De nombreuses plantes contiennent des quantités variables d'ecdystéroïdes, pouvant représenter jusqu'à 2 % de leur poids sec. Certains de ces ecdystéroïdes sont identiques à ceux trouvés chez les animaux, d'autres sont très différents, mais parfois beaucoup plus biologiquement actifs que la 20-hydroxy-ecdysone. Ces ecdystéroïdes n'ont probablement pas de rôle hormonal dans le développement des plantes, bien que celles-ci aient aussi des hormones stéroïdes, les brassinostéroïdes, qui régulent leur croissance. Les phytoecdystéroïdes semblent plutôt participer à la défense des plantes contre les insectes ou d'autres arthropodes qui les parasitent. Toutefois, certains insectes sont très bien protégés contre l'ingestion de tels phytoecdystéroïdes, car ils possèdent, au niveau de l'intestin, les enzymes capables de les inactiver. Cependant, les ecdystéroïdes de plantes ont aussi naturellement des effets anti-appétants efficaces sur les insectes.
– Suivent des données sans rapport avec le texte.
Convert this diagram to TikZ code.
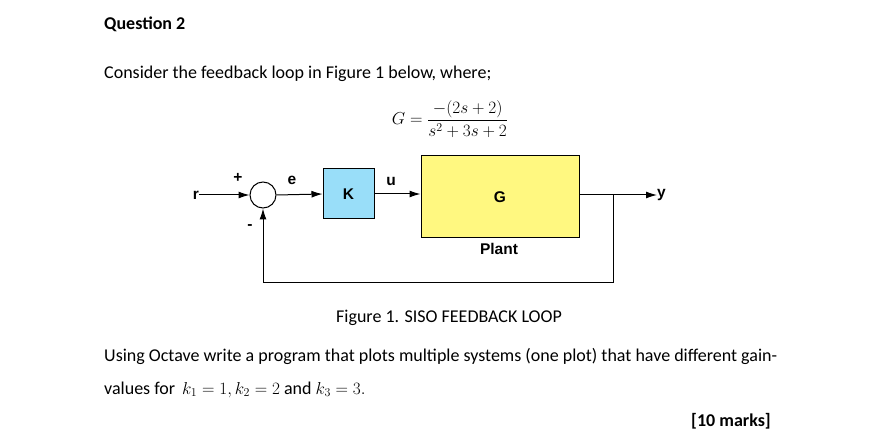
\documentclass[tikz,border=0pt]{standalone}
\usepackage{fontspec}
\setmainfont{Carlito}
\newfontfamily\arialf{Liberation Sans}
\usetikzlibrary{arrows.meta}
\begin{document}
\begin{tikzpicture}[x=1pt,y=-1pt,
  txt/.style={anchor=base west,inner sep=0,font=\fontsize{18}{21}\selectfont},
  lbl/.style={inner sep=0,font=\arialf\bfseries\fontsize{15.5}{18}\selectfont},
  sig/.style={line width=1pt,-{Latex[length=11pt,width=7pt]}},
  ln/.style={line width=1pt}]
\useasboundingbox (0,0) rectangle (896,438);
\node[txt,font=\bfseries\fontsize{18}{21}\selectfont] (q) at (104,30) {Question 2};
\node[txt] (c) at (104,79) {Consider the feedback loop in Figure 1 below, where;};
\node[inner sep=0,font=\fontsize{18}{21}\selectfont] (eq) at (450,119) {$G=\displaystyle\frac{-(2s+2)}{s^2+3s+2}$};
% diagram
\node[circle,draw,line width=1pt,minimum size=26pt,inner sep=0] (sum) at (263,195) {};
\node[draw,line width=1pt,fill=cyan!40,minimum width=51pt,minimum height=50pt,inner sep=0,lbl] (K) at (348.5,194) {K};
\node[draw,line width=1pt,fill=yellow!50,minimum width=158pt,minimum height=82pt,inner sep=0,lbl] (G) at (500,197) {G};
\node[lbl] (r) at (196,195) {r};
\node[lbl,anchor=west] (y) at (657,195) {y};
\node[lbl] (pl) at (499,249) {Plant};
\node[lbl] (plus) at (238,178) {+};
\node[lbl] (minus) at (250,227) {-};
\node[lbl] (e) at (292,180) {e};
\node[lbl] (u) at (391,181) {u};
\coordinate (br) at (613,195);
\coordinate (bot) at (613,282);
\coordinate (bl) at (263,282);
\draw[sig] (r.east) -- (sum.west);
\draw[sig] (sum.east) -- (K.west);
\draw[sig] (K.east) -- (K.east -| G.west);
\draw[sig] (G.east |- br) -- (y.west);
\draw[ln] (br) -- (bot) -- (bl);
\draw[sig] (bl) -- (sum.south);
\node[txt,anchor=base] (fig) at (449,322) {Figure 1. SISO FEEDBACK LOOP};
\node[txt] (t1) at (104,361) {Using Octave write a program that plots multiple systems (one plot) that have different gain-};
\node[txt] (t2) at (104,394) {values for $\,k_1=1, k_2=2$ and $k_3=3.$};
\node[txt,anchor=base east,font=\bfseries\fontsize{18}{21}\selectfont] (m) at (771,426) {[10 marks]};
\end{tikzpicture}
\end{document}
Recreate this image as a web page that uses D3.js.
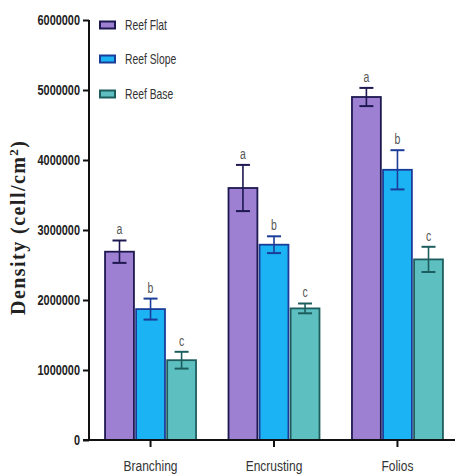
<!DOCTYPE html>
<html>
<head>
<meta charset="utf-8">
<script src="https://cdn.jsdelivr.net/npm/d3@7"></script>
<style>
  html, body { margin: 0; padding: 0; background: #fff; }
  svg { display: block; }
  .sans { font-family: "Liberation Sans", Arial, sans-serif; }
</style>
</head>
<body>
<svg id="chart" width="455" height="475"></svg>
<script>
// Coral growth forms and reef zones
const categories = ["Branching", "Encrusting", "Folios"];
const zones = ["Reef Flat", "Reef Slope", "Reef Base"];

// Mean density (cell/cm²) per zone, one array per zone in category order
const reefFlat  = [2690000, 3600000, 4900000];
const reefSlope = [1870000, 2790000, 3860000];
const reefBase  = [1140000, 1880000, 2580000];

// Error (± SEM) per zone
const reefFlatErr  = [160000, 330000, 130000];
const reefSlopeErr = [150000, 120000, 280000];
const reefBaseErr  = [120000, 70000, 180000];

// Significance letters
const reefFlatSig  = ["a", "a", "a"];
const reefSlopeSig = ["b", "b", "b"];
const reefBaseSig  = ["c", "c", "c"];

const yTicks = [0, 1000000, 2000000, 3000000, 4000000, 5000000, 6000000];

const fills   = ["#9e80d2", "#1bb3f3", "#5dbfc0"];
const strokes = ["#1d1850", "#1b3c98", "#1e5d5e"];

const series = zones.map((z, i) => ({
  zone: z,
  values: [reefFlat, reefSlope, reefBase][i],
  errs: [reefFlatErr, reefSlopeErr, reefBaseErr][i],
  sig: [reefFlatSig, reefSlopeSig, reefBaseSig][i],
  fill: fills[i],
  stroke: strokes[i]
}));

// Squeeze text horizontally around its own anchor point
function condense(sel, k) {
  sel.each(function() {
    const t = d3.select(this);
    const x = +t.attr("x") || 0;
    t.attr("x", x / k).attr("transform", `scale(${k},1)`);
  });
}

const svg = d3.select("#chart");

const y = d3.scaleLinear().domain([0, 6000000]).range([440, 20]);
const x0 = d3.scaleBand().domain(categories).range([89, 459]).paddingInner(0.263).paddingOuter(0.13);
const x1 = d3.scaleBand().domain(zones).range([0, x0.bandwidth()]).paddingInner(0.07);

// Bars, error bars and letters
const groups = svg.append("g").selectAll("g")
  .data(categories)
  .join("g")
  .attr("transform", d => `translate(${x0(d)},0)`);

groups.each(function(cat, ci) {
  const g = d3.select(this);
  series.forEach(s => {
    const v = s.values[ci], e = s.errs[ci];
    const bx = x1(s.zone), bw = x1.bandwidth();
    const cx = bx + bw / 2;
    g.append("rect")
      .attr("x", bx)
      .attr("y", y(v))
      .attr("width", bw)
      .attr("height", y(0) - y(v))
      .attr("fill", s.fill)
      .attr("stroke", s.stroke)
      .attr("stroke-width", 1.8);
    // error bar
    g.append("line")
      .attr("x1", cx).attr("x2", cx)
      .attr("y1", y(v - e)).attr("y2", y(v + e))
      .attr("stroke", s.stroke).attr("stroke-width", 1.6);
    [v + e, v - e].forEach(t => {
      g.append("line")
        .attr("x1", cx - 7).attr("x2", cx + 7)
        .attr("y1", y(t)).attr("y2", y(t))
        .attr("stroke", s.stroke).attr("stroke-width", 2);
    });
    g.append("text")
      .attr("class", "sans sig")
      .attr("x", cx)
      .attr("y", y(v + e) - 6)
      .attr("text-anchor", "middle")
      .attr("font-size", 14)
      .attr("fill", "#555")
      .text(s.sig[ci]);
  });
});
condense(svg.selectAll("text.sig"), 0.75);

// Y axis
const yAxis = svg.append("g")
  .attr("transform", "translate(89,0)")
  .call(d3.axisLeft(y).tickValues(yTicks).tickFormat(d3.format("d")).tickSize(6).tickPadding(3));
yAxis.select(".domain").attr("stroke", "#111").attr("stroke-width", 2).attr("d", `M0,${y(6000000)}V${y(0)}`);
yAxis.selectAll(".tick line").attr("stroke", "#111").attr("stroke-width", 2);
yAxis.selectAll(".tick text")
  .attr("class", "sans")
  .attr("font-size", 14)
  .attr("font-weight", "bold")
  .attr("fill", "#222")
  .call(condense, 0.78);

// X axis
const xAxis = svg.append("g")
  .attr("transform", `translate(0,${y(0)})`)
  .call(d3.axisBottom(x0).tickSize(7).tickPadding(13).tickSizeOuter(0));
xAxis.select(".domain").attr("stroke", "#111").attr("stroke-width", 2.2).attr("d", "M83,0H455");
xAxis.selectAll(".tick line").attr("stroke", "#111").attr("stroke-width", 2);
xAxis.selectAll(".tick text")
  .attr("class", "sans")
  .attr("font-size", 15)
  .attr("fill", "#333")
  .call(condense, 0.8);

// Y axis title
svg.append("text")
  .attr("transform", "translate(25,228) rotate(-90)")
  .attr("text-anchor", "middle")
  .attr("font-family", "'Liberation Serif', 'Times New Roman', serif")
  .attr("font-weight", "bold")
  .attr("font-size", 20)
  .attr("fill", "#222")
  .attr("textLength", 174)
  .attr("lengthAdjust", "spacing")
  .html("Density (cell/cm<tspan baseline-shift='super' font-size='13'>2</tspan>)");

// Legend
const legendY = [25, 59, 94];
const legend = svg.append("g");
series.forEach((s, i) => {
  legend.append("rect")
    .attr("x", 100).attr("y", legendY[i] - 3.5)
    .attr("width", 15).attr("height", 7)
    .attr("fill", s.fill)
    .attr("stroke", s.stroke)
    .attr("stroke-width", 2);
  legend.append("text")
    .attr("class", "sans legend-label")
    .attr("x", 125).attr("y", legendY[i] + 5)
    .attr("font-size", 14)
    .attr("fill", "#333")
    .text(s.zone);
});
condense(legend.selectAll("text.legend-label"), 0.74);
</script>
</body>
</html>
Les agonistes des ecdystéroïdes utilisés comme insecticides

Les ecdystéroïdes sont des molécules trop complexes à synthétiser, ou à extraire de plantes, pour envisager de les utiliser comme insecticides. Cependant, la recherche de molécules non stéroïdes, mais capables de déclencher la mue prématurée des insectes, a abouti à la mise en évidence des diacylhydrazines (dérivés des hydrazides de l'acide benzoïque), comme le tébufénozide. Ce sont des molécules relativement peu coûteuses à synthétiser, ayant la possibilité de se lier au récepteur de l'ecdysone, mais que l'insecte ne sait pas éliminer aussi rapidement que les ecdystéroïdes. Leur pulvérisation sur des insectes et/ou leur ingestion provoquent des mues anticipées, ou des défaillances dans les mécanismes de reproduction, ayant un effet létal sur les insectes uniquement. De plus, les progrès de la chimie, associés à une recherche d'optimisation de la liaison de telles molécules avec les récepteurs des différents groupes d'insectes, laissent espérer la mise au point d'insecticides très spécifiques contre certains nuisibles, mais n'ayant pratiquement pas d'effet contre les autres insectes.